In other, earlier, forums, Pompeo sought to create distinctions:

In a 2015 speech to the Republican Pachyderm Club in Kansas, then-Rep. Pompeo told a group about a Middle East trip from which he’d just returned:

“You don’t find many Thomas Jeffersons over there,” The Wichita Eagle quoted Pompeo as saying. “Once you accept that … the line needs to be drawn between those who are on the side of extremism and those who are fighting against them, of whatever faith we may find them.”

The story noted Pompeo had just voted in favor of a bill to pause the flow of refugees fleeing the Islamic State. The bill said people had to be certified “no security threat” — a standard President Barack Obama called impossible. In that GOP talk, Pompeo said Obama was right, but that he — Pompeo — just wanted to find the highest possible standard.

Tillerson as secretary of state seemed to work at tempering the sweeping statements Trump made about Islam as a candidate. A year ago, after the president visited Saudi Arabia, Tillerson told reporters traveling on Air Force One that he hoped Trump’s views on Islam “are going to continue to evolve.”

“Nothing helps you learn and understand people better than coming to their homes, where they live and seeing them face to face, seeing their families, and seeing their communities,” Tillerson was quoted as saying by USA Today. “We all share the same wants and desires for ourselves and our people, and our families.

“We want our children to grow up without fear. That’s such a strongly held view around the world, certainly among the Muslim world certainly among the non-Muslim world.”

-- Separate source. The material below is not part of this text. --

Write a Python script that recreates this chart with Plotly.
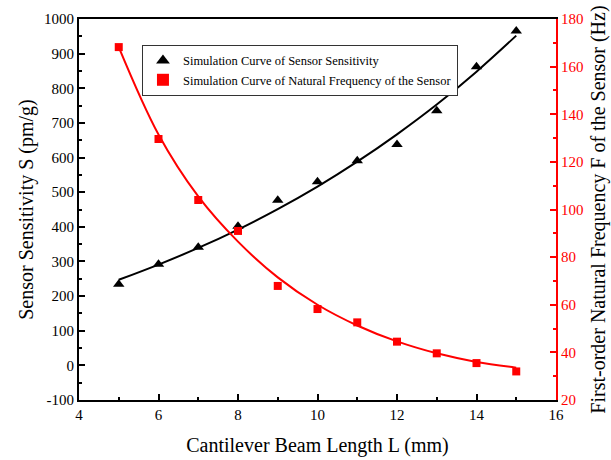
import plotly.graph_objects as go

L = [5, 6, 7, 8, 9, 10, 11, 12, 13, 14, 15]
sensitivity = [234, 292, 341, 402, 477, 530, 591, 638, 735, 862, 965]
frequency = [168.2, 129.6, 104.0, 91.0, 67.9, 58.2, 52.6, 44.5, 39.6, 35.5, 32.0]
sens_fit = [247, 291, 339, 392, 451, 516, 588, 667, 753, 848, 952]
freq_fit = [168.2, 131.5, 105.5, 86.5, 71.5, 60.0, 51.3, 44.6, 39.6, 36.0, 33.6]
y_ticks = [-100, 0, 100, 200, 300, 400, 500, 600, 700, 800, 900, 1000]
y_labels = ["-100", "0", "100", "200", "300", "400", "500", "600", "700", "800", "900", "1000"]

FONT = "Liberation Serif"
fig = go.Figure()
fig.add_trace(go.Scatter(x=L, y=sens_fit, mode="lines", line=dict(color="black", width=2, shape="spline"),
                         showlegend=False, hoverinfo="skip"))
fig.add_trace(go.Scatter(x=L, y=freq_fit, mode="lines", line=dict(color="red", width=2, shape="spline"),
                         showlegend=False, yaxis="y2", hoverinfo="skip"))
fig.add_trace(go.Scatter(x=L, y=sensitivity, mode="markers", name="Simulation Curve of Sensor Sensitivity",
                         marker=dict(symbol="triangle-up", size=10, color="black")))
fig.add_trace(go.Scatter(x=L, y=frequency, mode="markers", name="Simulation Curve of Natural Frequency of the Sensor",
                         marker=dict(symbol="square", size=8, color="red"), yaxis="y2"))

fig.update_layout(
    width=611, height=460,
    margin=dict(l=79, r=55, t=19, b=60),
    plot_bgcolor="white", paper_bgcolor="white",
    font=dict(family=FONT, color="black", size=15),
    xaxis=dict(range=[4, 16], dtick=2, showline=True, linecolor="black", linewidth=2, mirror=True,
               ticks="inside", ticklen=6, tickwidth=1.5, tickcolor="black", showgrid=False, zeroline=False,
               minor=dict(ticks="inside", ticklen=3, dtick=1, tickcolor="black", tickwidth=1.5),
               title=dict(text="Cantilever Beam Length L (mm)", font=dict(size=20), standoff=16),
               tickfont=dict(size=15), automargin=False),
    yaxis=dict(range=[-100, 1000], tickmode="array", tickvals=y_ticks, ticktext=y_labels,
               showline=True, linecolor="black", linewidth=2,
               ticks="inside", ticklen=6, tickwidth=1.5, tickcolor="black", showgrid=False, zeroline=False,
               minor=dict(ticks="inside", ticklen=3, dtick=50, tickcolor="black", tickwidth=1.5),
               title=dict(text="Sensor Sensitivity S (pm/g)", font=dict(size=20), standoff=5),
               tickfont=dict(size=15), automargin=False),
    yaxis2=dict(range=[20, 180], dtick=20, overlaying="y", side="right", showline=True, linecolor="red",
                linewidth=2, ticks="inside", ticklen=6, tickwidth=1.5, tickcolor="red", showgrid=False,
                zeroline=False,
                minor=dict(ticks="inside", ticklen=3, dtick=10, tickcolor="red", tickwidth=1.5),
                title=dict(text="First-order Natural Frequency F of the Sensor (Hz)", font=dict(size=20, color="black"),
                           standoff=8),
                tickfont=dict(size=15, color="red"), automargin=False),
    legend=dict(x=0.132, y=0.932, xanchor="left", yanchor="top", bordercolor="#333", borderwidth=1,
                bgcolor="white", font=dict(size=12.5), itemsizing="constant", tracegroupgap=0,
                itemwidth=30),
)
fig.write_html("out.html")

Amid rumors Pompeo was being considered as a Tillerson replacement, the Atlantic in November noted the CIA director’s alliances with anti-Muslim activists including Brigitte Gabriel and Frank Gaffney.

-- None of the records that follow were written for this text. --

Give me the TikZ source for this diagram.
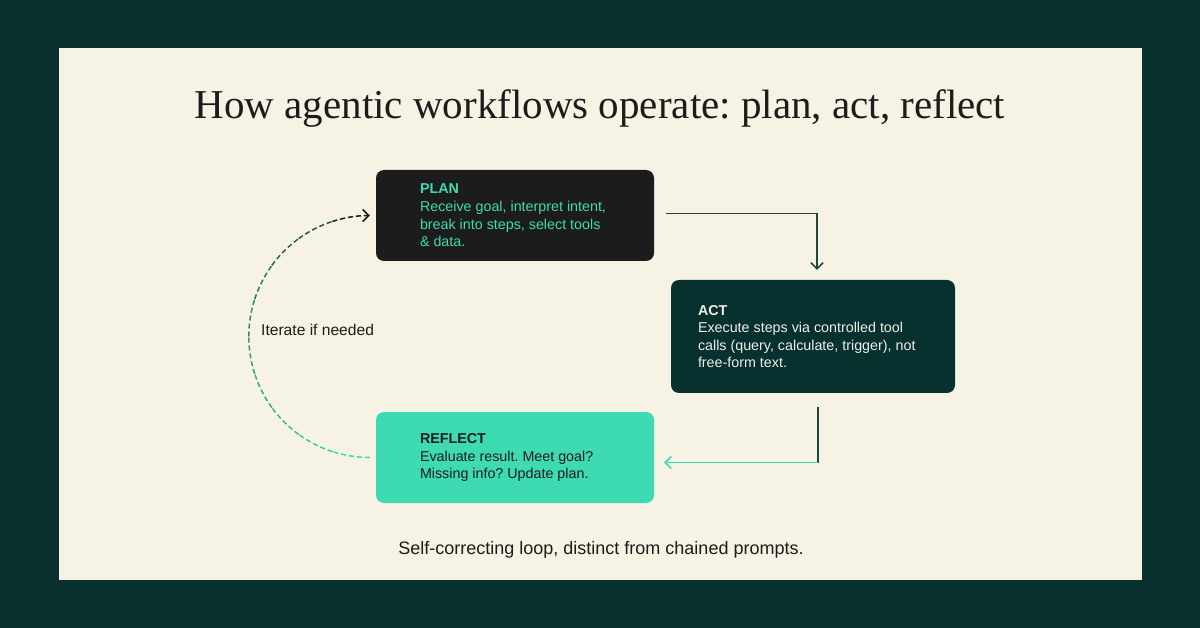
\documentclass[tikz,border=0pt]{standalone}
\usepackage{fontspec}
\setmainfont{Liberation Sans}
\newfontfamily\titlefont{Liberation Serif}
\usepackage{xcolor}
\usetikzlibrary{arrows.meta,calc}
\frenchspacing

\definecolor{pagedark}{HTML}{0A302D}
\definecolor{cream}{HTML}{F6F3E4}
\definecolor{planfill}{HTML}{1C1C1C}
\definecolor{actfill}{HTML}{07312F}
\definecolor{mint}{HTML}{3EDBB3}
\definecolor{acttext}{HTML}{F0EEE4}
\definecolor{inkdark}{HTML}{1C1C1C}
\definecolor{linkdark}{HTML}{1F4540}

\begin{document}
\begin{tikzpicture}[
    x=1pt,
    y=1pt,
    box/.style={rounded corners=8pt,inner sep=0pt,minimum width=278pt,minimum height=91pt},
    boxtext/.style={anchor=west,align=left,inner sep=0pt,font=\fontsize{14.3}{17.6}\selectfont},
    flow/.style={line width=1.6pt,-{Straight Barb[length=6pt,width=12pt,line width=1.6pt]}},
    loopline/.style={line width=1.5pt,dash pattern=on 5pt off 3pt}
]

% Page and panel.
\fill[pagedark] (0,0) rectangle (1200,-628);
\fill[cream] (59,-48) rectangle (1142,-580);

% Heading.
\node[font=\titlefont\fontsize{41}{48}\selectfont,text=inkdark,anchor=base] (title) at (600,-119)
    {How agentic workflows operate: plan, act, reflect};

% Steps of the loop.
\node[box,fill=planfill] (plan) at (515,-215.5) {};
\node[boxtext,text=mint] (plantext) at ([xshift=44pt]plan.west)
    {\textbf{PLAN}\\Receive goal, interpret intent,\\break into steps, select tools\\\& data.};

\node[box,fill=actfill,minimum width=284pt,minimum height=113pt] (act) at (813,-336.5) {};
\node[boxtext,text=acttext] (acttext) at ([xshift=27pt]act.west)
    {\textbf{ACT}\\Execute steps via controlled tool\\calls (query, calculate, trigger), not\\free-form text.};

\node[box,fill=mint] (reflect) at (515,-457.5) {};
\node[boxtext,text=inkdark] (reflecttext) at ([xshift=44pt]reflect.west)
    {\textbf{REFLECT}\\Evaluate result. Meet goal?\\Missing info? Update plan.};

% Plan to act.
\draw[flow,linkdark] ([xshift=12pt,yshift=2pt]plan.east) -| ([xshift=4pt,yshift=10pt]act.north);

% Act to reflect, fading into mint.
\coordinate (actout) at ([xshift=5pt,yshift=-14pt]act.south);
\coordinate (reflectin) at ([xshift=10pt,yshift=-5pt]reflect.east);
\coordinate (turn) at (actout |- reflectin);
\draw[line width=1.6pt,linkdark] (actout) -- (turn);
\draw[flow,mint] (turn) -- (reflectin);

% Dashed return arc, from mint at the bottom to dark at the top.
\coordinate (loopc) at ($($(plan.west)!0.5!(reflect.west)$)+(-6,0)$);
\foreach \i in {0,...,8} {
    \pgfmathtruncatemacro\mixval{100-\i*11}
    \draw[loopline,color=mint!\mixval!linkdark] (loopc) ++({270-18*\i}:121)
        arc[start angle={270-18*\i},delta angle=-18,radius=121];
}
\draw[loopline,color=planfill,-{Straight Barb[length=6pt,width=12pt,line width=1.5pt]}]
    (loopc) ++(108:121) arc[start angle=108,delta angle=-18,radius=121];
\node[font=\fontsize{15.6}{18}\selectfont,text=inkdark,anchor=west,inner sep=0pt] (iterate) at (261,-330)
    {Iterate if needed};

% Closing note.
\node[font=\fontsize{18}{21}\selectfont,text=inkdark,anchor=base] (note) at (601,-554)
    {Self-correcting loop, distinct from chained prompts.};

\end{tikzpicture}
\end{document}
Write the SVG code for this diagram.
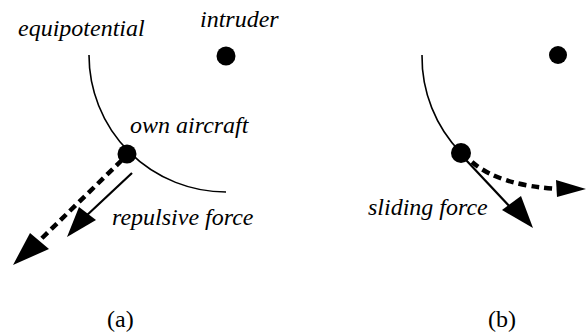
<svg xmlns="http://www.w3.org/2000/svg" width="586" height="334" viewBox="0 0 586 334">
<text id="equipotential-label" x="18" y="36" style="font-family:'Liberation Serif','Times New Roman',serif;font-size:24px;font-style:italic">equipotential</text>
<text id="intruder-label" x="200" y="27" style="font-family:'Liberation Serif','Times New Roman',serif;font-size:24px;font-style:italic">intruder</text>
<text id="own-label" x="130" y="133" style="font-family:'Liberation Serif','Times New Roman',serif;font-size:24px;font-style:italic">own aircraft</text>
<text id="repulsive-label" x="112" y="225" style="font-family:'Liberation Serif','Times New Roman',serif;font-size:24px;font-style:italic">repulsive force</text>
<text id="sliding-label" x="368" y="215" style="font-family:'Liberation Serif','Times New Roman',serif;font-size:24px;font-style:italic">sliding force</text>
<text id="label-a" x="107" y="327" style="font-family:'Liberation Serif','Times New Roman',serif;font-size:24px">(a)</text>
<text id="label-b" x="488" y="327" style="font-family:'Liberation Serif','Times New Roman',serif;font-size:24px">(b)</text>
<g id="equipotential-a"><path d="M89,55 A137,137 0 0 0 226,192" fill="none" stroke="#000" stroke-width="1.6"/></g>
<g id="intruder-a"><circle cx="226" cy="56" r="9.5"/></g>
<g id="own-a"><circle cx="127" cy="154" r="9.5"/></g>
<g id="equipotential-b"><path d="M422,55 A138,138 0 0 0 461,153" fill="none" stroke="#000" stroke-width="1.6"/></g>
<g id="intruder-b"><circle cx="558" cy="55" r="9"/></g>
<g id="own-b"><circle cx="461" cy="153" r="10"/></g>
<g id="connectors">
<g fill="none" stroke="#000" stroke-width="4.5" stroke-dasharray="8 5">
<path d="M122,160 L36,244"/>
<path d="M472,162 Q500,186 560,189"/>
</g>
<g fill="none" stroke="#000" stroke-width="2.2">
<path d="M132,173 L85,217"/>
<path d="M466,160 L512,209"/>
</g>
<g fill="#000">
<polygon points="13,265 30,233 49,249"/>
<polygon points="67,237 79,207 96,220"/>
<polygon points="533,228 502,210 521,196"/>
<polygon points="586,189 556,180 557,197"/>
</g>
</g>
</svg>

“Gabriel, who has said a ‘practicing Muslim, who believes in the teachings of the Koran, cannot be a loyal citizen to the United States of America,’ runs ACT for America, an organization that scours textbooks in an effort to eliminate references that equate Islam with Judaism and Christianity, and urges its members to protest the sale of halal food. In 2016, Pompeo won ACT’s ‘highest honor,’ the National Security Eagle Award. Gabriel has called him a ‘steadfast ally’,” the Atlantic reported.

“Pompeo is also a steadfast ally of Frank Gaffney, President of the Center for Security Policy, who has argued that adherence to Islamic law—far from being protected by the First Amendment—should be considered ‘an impermissible act of sedition, which has to be prosecuted.’ Pompeo spoke at the Center for Security Policy’s ‘Defeat Jihad’ summit in 2015. And as a member of Congress, he appeared on Gaffney’s radio show over 20 times,” the Atlantic reported.

When Pompeo was picked after the election to lead the CIA, Post national security reporter Greg Miller said the then-U.S. representative “has no meaningful experience in espionage issues beyond his relatively brief stint as a member of the House Intelligence Committee. But he has earned a reputation as a serious student of national security issues who finished first in his class at the U.S. Military Academy at West Point, served as a cavalry officer in the Army and earned a law degree from Harvard.”